3. Now, we differentiate each term separately (this is called the Power Rule for derivatives):
* Derivative of $3t^{3/2}$: $3 \cdot \frac{3}{2}t^{(3/2 - 1)} = \frac{9}{2}t^{1/2} = \frac{9}{2}\sqrt{t}$
* Derivative of $2t$: $2 \cdot 1 = 2$
* Derivative of $-t^{1/2}$: $-\frac{1}{2}t^{(1/2 - 1)} = -\frac{1}{2}t^{-1/2} = -\frac{1}{2\sqrt{t}}$
* Derivative of $14$: $0$ (because it's just a number)

So, from Method 2, $F'(t) = \frac{9}{2}\sqrt{t} + 2 - \frac{1}{2\sqrt{t}}$

**Comparing Results and Checking**
Both methods gave us the exact same answer: $F'(t) = \frac{9}{2}\sqrt{t} + 2 - \frac{1}{2\sqrt{t}}$! This means our math is super solid!

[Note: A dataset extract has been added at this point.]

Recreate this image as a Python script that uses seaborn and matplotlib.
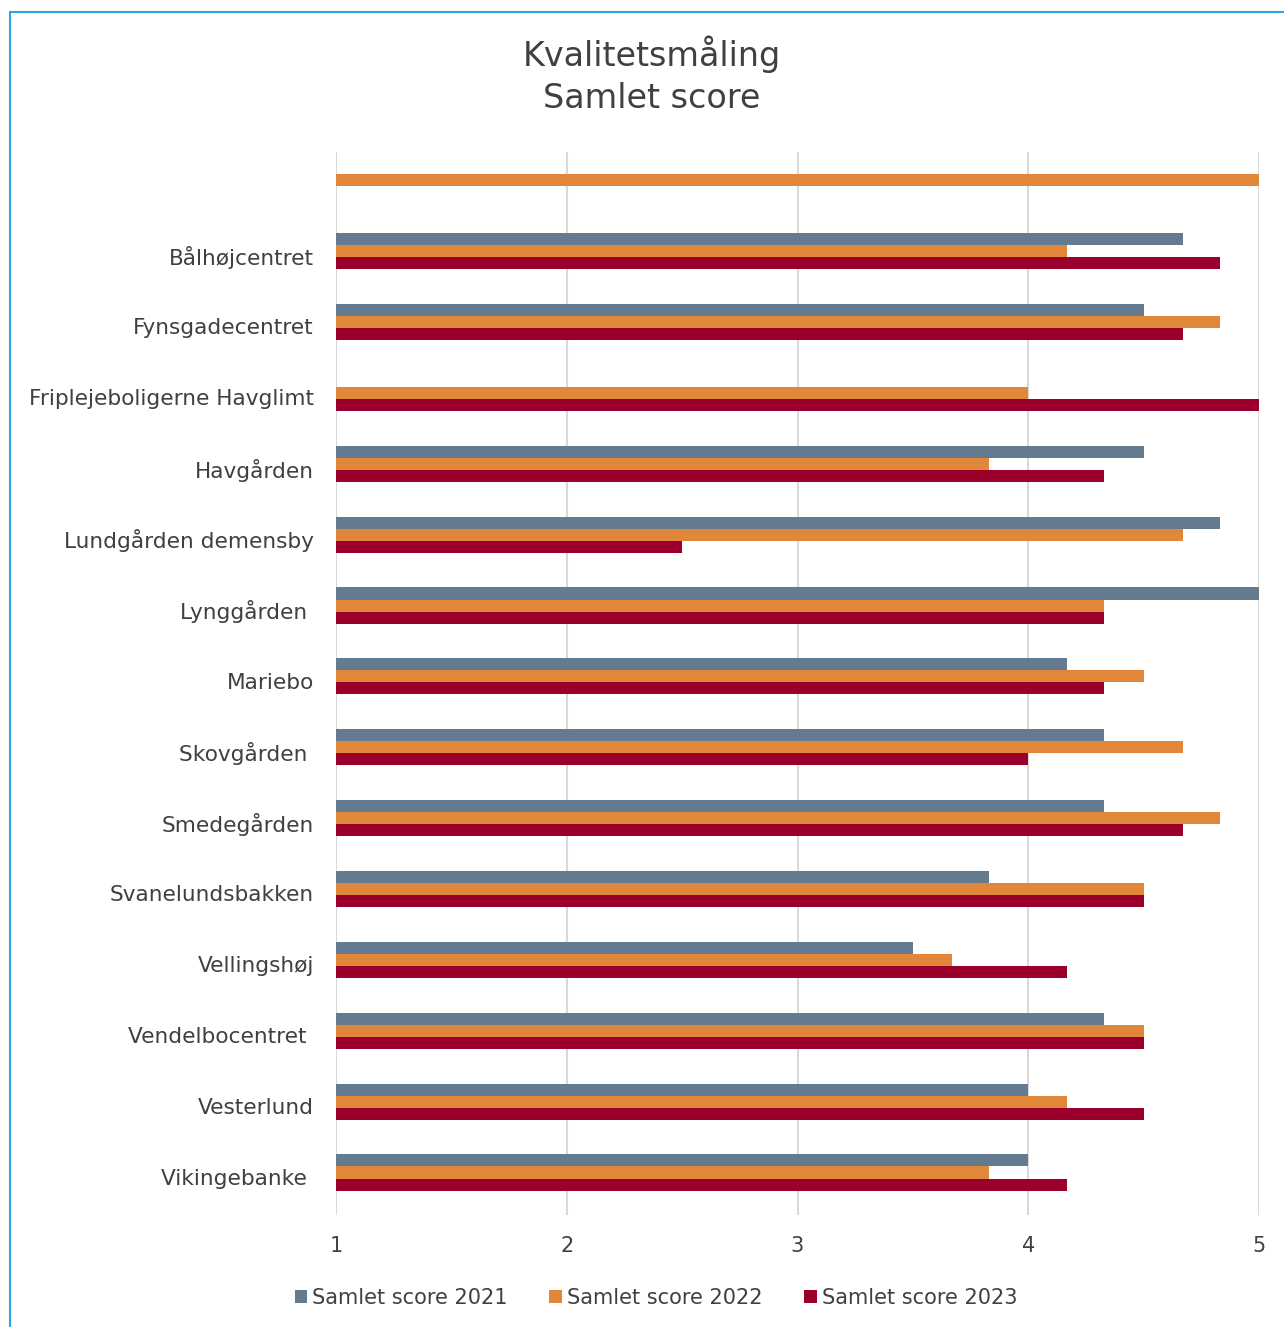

To check this with a graphing calculator, here's how I'd do it:
1. I'd type the original function $F(t)$ into the calculator as `Y1`.
2. Then, I'd type the derivative I found, $F'(t)$, into `Y2`.
3. Most graphing calculators have a cool feature to calculate the derivative numerically (like `nDeriv` or `dy/dx`). I would tell the calculator to find the derivative of `Y1` and save it as `Y3`.
4. If I graph `Y2` and `Y3` at the same time, they should be exactly on top of each other, looking like just one line! That's how I know I got it right! I could also pick a number for 't' (like 4) and plug it into $F'(t)$ to get a value, and then use the calculator's `dy/dx` at $t=4$ on the original $F(t)$ to see if the numbers match.